Dataset section
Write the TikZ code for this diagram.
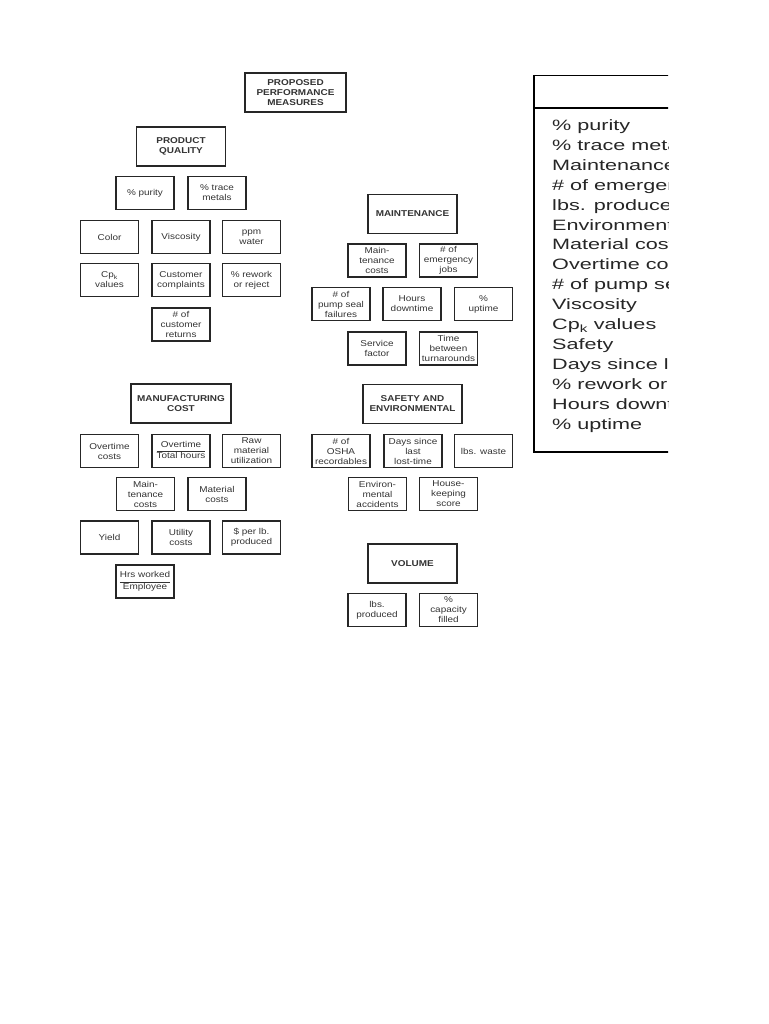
\documentclass[tikz,border=0pt]{standalone}
\usepackage{fontspec}
\setmainfont{Liberation Sans}[FakeStretch=1.17]
\newfontfamily\tablefont{Liberation Sans}[FakeStretch=1.44]

\tikzset{
  measure/.style={draw=black!85, line width=1.3pt, align=center, inner sep=0pt,
    text=black!80, font=\fontsize{8.5}{10}\selectfont,
    minimum width=58pt, minimum height=33pt},
  heading/.style={measure, font=\bfseries\fontsize{8.5}{10}\selectfont,
    minimum width=89pt, minimum height=39pt},
  rowtext/.style={anchor=base west, inner sep=0pt, text=black!85,
    font=\tablefont\fontsize{15}{17}\selectfont}
}

\begin{document}
\begin{tikzpicture}[x=1pt,y=-1pt]
\useasboundingbox (0,0) rectangle (768,1024);

% product quality
\node[heading, minimum width=101pt] (top) at (295.5,92.5) {PROPOSED\\PERFORMANCE\\MEASURES};
\node[heading] (quality) at (181,146.5) {PRODUCT\\QUALITY};
\node[measure] (purity) at (145,193) {\% purity};
\node[measure] (trace) at (217,193) {\% trace\\metals};
\node[measure] (color) at (109.5,237) {Color};
\node[measure] (visc) at (181,237) {Viscosity};
\node[measure] (ppm) at (251.5,237) {ppm\\water};
\node[measure] (cpk) at (109.5,280) {Cp\textsubscript{k}\\values};
\node[measure] (compl) at (181,280) {Customer\\complaints};
\node[measure] (rework) at (251.5,280) {\% rework\\or reject};
\node[measure] (returns) at (181,324.5) {\# of\\customer\\returns};

% maintenance
\node[heading] (maint) at (412.5,214) {MAINTENANCE};
\node[measure] (mcosts) at (377,260.5) {Main-\\tenance\\costs};
\node[measure] (emerg) at (448.5,260.5) {\# of\\emergency\\jobs};
\node[measure] (pump) at (341,304) {\# of\\pump seal\\failures};
\node[measure] (down) at (412,304) {Hours\\downtime};
\node[measure] (uptime) at (483.5,304) {\%\\uptime};
\node[measure] (service) at (377,348.5) {Service\\factor};
\node[measure] (turn) at (448.5,348.5) {Time\\between\\turnarounds};

% manufacturing cost
\node[heading, minimum width=100pt] (manuf) at (181,403.5) {MANUFACTURING\\COST};
\node[measure] (otcosts) at (109.5,451) {Overtime\\costs};
\node[measure] (otratio) at (181,451) {\begin{tabular}{@{}c@{}}Overtime\\[1pt]\hline Total hours\end{tabular}};
\node[measure] (raw) at (251.5,451) {Raw\\material\\utilization};
\node[measure] (mcosts2) at (145.5,494) {Main-\\tenance\\costs};
\node[measure] (matcosts) at (217,494) {Material\\costs};
\node[measure] (yield) at (109.5,537.5) {Yield};
\node[measure] (utility) at (181,537.5) {Utility\\costs};
\node[measure] (perlb) at (251.5,537.5) {\$ per lb.\\produced};
\node[measure] (hrs) at (145,581.5) {\begin{tabular}{@{}c@{}}Hrs worked\\[1pt]\hline Employee\end{tabular}};

% safety and environmental
\node[heading, minimum width=99pt] (safety) at (412.5,404) {SAFETY AND\\ENVIRONMENTAL};
\node[measure] (osha) at (341,451) {\# of\\OSHA\\recordables};
\node[measure] (days) at (413,451) {Days since\\last\\lost-time};
\node[measure] (waste) at (483.5,451) {lbs. waste};
\node[measure] (envacc) at (377.5,494) {Environ-\\mental\\accidents};
\node[measure] (house) at (448.5,494) {House-\\keeping\\score};

% volume
\node[heading] (volume) at (412.5,563.5) {VOLUME};
\node[measure] (lbs) at (377,610) {lbs.\\produced};
\node[measure] (capacity) at (448.5,610) {\%\\capacity\\filled};

% table, cut at the right
\begin{scope}
\clip (520,60) rectangle (668,470);
\draw[line width=1.5pt] (534,75.5) -- (800,75.5);
\draw[line width=1.5pt] (534,108) -- (800,108);
\draw[line width=2.2pt] (534,452) -- (800,452);
\draw[line width=2.5pt] (534,74.8) -- (534,453.1);
\foreach \txt [count=\i] in {\% purity, \% trace metals, Maintenance costs,
  \# of emergency jobs, lbs. produced, Environmental accidents, Material costs,
  Overtime costs, \# of pump seal failures, Viscosity, Cp\textsubscript{k} values,
  Safety, Days since last lost-time, \% rework or reject, Hours downtime, \% uptime}
  \node[rowtext] (row\i) at (552,{130.5+(\i-1)*19.9}) {\txt};
\end{scope}
\end{tikzpicture}
\end{document}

What is asked
Leaving out the pictures, repeat the data above exactly.

Full answer
Write the TikZ code for this diagram.
\documentclass[tikz,border=0pt]{standalone}
\usepackage{fontspec}
\setmainfont{Liberation Sans}[FakeStretch=1.17]
\newfontfamily\tablefont{Liberation Sans}[FakeStretch=1.44]

\tikzset{
  measure/.style={draw=black!85, line width=1.3pt, align=center, inner sep=0pt,
    text=black!80, font=\fontsize{8.5}{10}\selectfont,
    minimum width=58pt, minimum height=33pt},
  heading/.style={measure, font=\bfseries\fontsize{8.5}{10}\selectfont,
    minimum width=89pt, minimum height=39pt},
  rowtext/.style={anchor=base west, inner sep=0pt, text=black!85,
    font=\tablefont\fontsize{15}{17}\selectfont}
}

\begin{document}
\begin{tikzpicture}[x=1pt,y=-1pt]
\useasboundingbox (0,0) rectangle (768,1024);

% product quality
\node[heading, minimum width=101pt] (top) at (295.5,92.5) {PROPOSED\\PERFORMANCE\\MEASURES};
\node[heading] (quality) at (181,146.5) {PRODUCT\\QUALITY};
\node[measure] (purity) at (145,193) {\% purity};
\node[measure] (trace) at (217,193) {\% trace\\metals};
\node[measure] (color) at (109.5,237) {Color};
\node[measure] (visc) at (181,237) {Viscosity};
\node[measure] (ppm) at (251.5,237) {ppm\\water};
\node[measure] (cpk) at (109.5,280) {Cp\textsubscript{k}\\values};
\node[measure] (compl) at (181,280) {Customer\\complaints};
\node[measure] (rework) at (251.5,280) {\% rework\\or reject};
\node[measure] (returns) at (181,324.5) {\# of\\customer\\returns};

% maintenance
\node[heading] (maint) at (412.5,214) {MAINTENANCE};
\node[measure] (mcosts) at (377,260.5) {Main-\\tenance\\costs};
\node[measure] (emerg) at (448.5,260.5) {\# of\\emergency\\jobs};
\node[measure] (pump) at (341,304) {\# of\\pump seal\\failures};
\node[measure] (down) at (412,304) {Hours\\downtime};
\node[measure] (uptime) at (483.5,304) {\%\\uptime};
\node[measure] (service) at (377,348.5) {Service\\factor};
\node[measure] (turn) at (448.5,348.5) {Time\\between\\turnarounds};

% manufacturing cost
\node[heading, minimum width=100pt] (manuf) at (181,403.5) {MANUFACTURING\\COST};
\node[measure] (otcosts) at (109.5,451) {Overtime\\costs};
\node[measure] (otratio) at (181,451) {\begin{tabular}{@{}c@{}}Overtime\\[1pt]\hline Total hours\end{tabular}};
\node[measure] (raw) at (251.5,451) {Raw\\material\\utilization};
\node[measure] (mcosts2) at (145.5,494) {Main-\\tenance\\costs};
\node[measure] (matcosts) at (217,494) {Material\\costs};
\node[measure] (yield) at (109.5,537.5) {Yield};
\node[measure] (utility) at (181,537.5) {Utility\\costs};
\node[measure] (perlb) at (251.5,537.5) {\$ per lb.\\produced};
\node[measure] (hrs) at (145,581.5) {\begin{tabular}{@{}c@{}}Hrs worked\\[1pt]\hline Employee\end{tabular}};

% safety and environmental
\node[heading, minimum width=99pt] (safety) at (412.5,404) {SAFETY AND\\ENVIRONMENTAL};
\node[measure] (osha) at (341,451) {\# of\\OSHA\\recordables};
\node[measure] (days) at (413,451) {Days since\\last\\lost-time};
\node[measure] (waste) at (483.5,451) {lbs. waste};
\node[measure] (envacc) at (377.5,494) {Environ-\\mental\\accidents};
\node[measure] (house) at (448.5,494) {House-\\keeping\\score};

% volume
\node[heading] (volume) at (412.5,563.5) {VOLUME};
\node[measure] (lbs) at (377,610) {lbs.\\produced};
\node[measure] (capacity) at (448.5,610) {\%\\capacity\\filled};

% table, cut at the right
\begin{scope}
\clip (520,60) rectangle (668,470);
\draw[line width=1.5pt] (534,75.5) -- (800,75.5);
\draw[line width=1.5pt] (534,108) -- (800,108);
\draw[line width=2.2pt] (534,452) -- (800,452);
\draw[line width=2.5pt] (534,74.8) -- (534,453.1);
\foreach \txt [count=\i] in {\% purity, \% trace metals, Maintenance costs,
  \# of emergency jobs, lbs. produced, Environmental accidents, Material costs,
  Overtime costs, \# of pump seal failures, Viscosity, Cp\textsubscript{k} values,
  Safety, Days since last lost-time, \% rework or reject, Hours downtime, \% uptime}
  \node[rowtext] (row\i) at (552,{130.5+(\i-1)*19.9}) {\txt};
\end{scope}
\end{tikzpicture}
\end{document}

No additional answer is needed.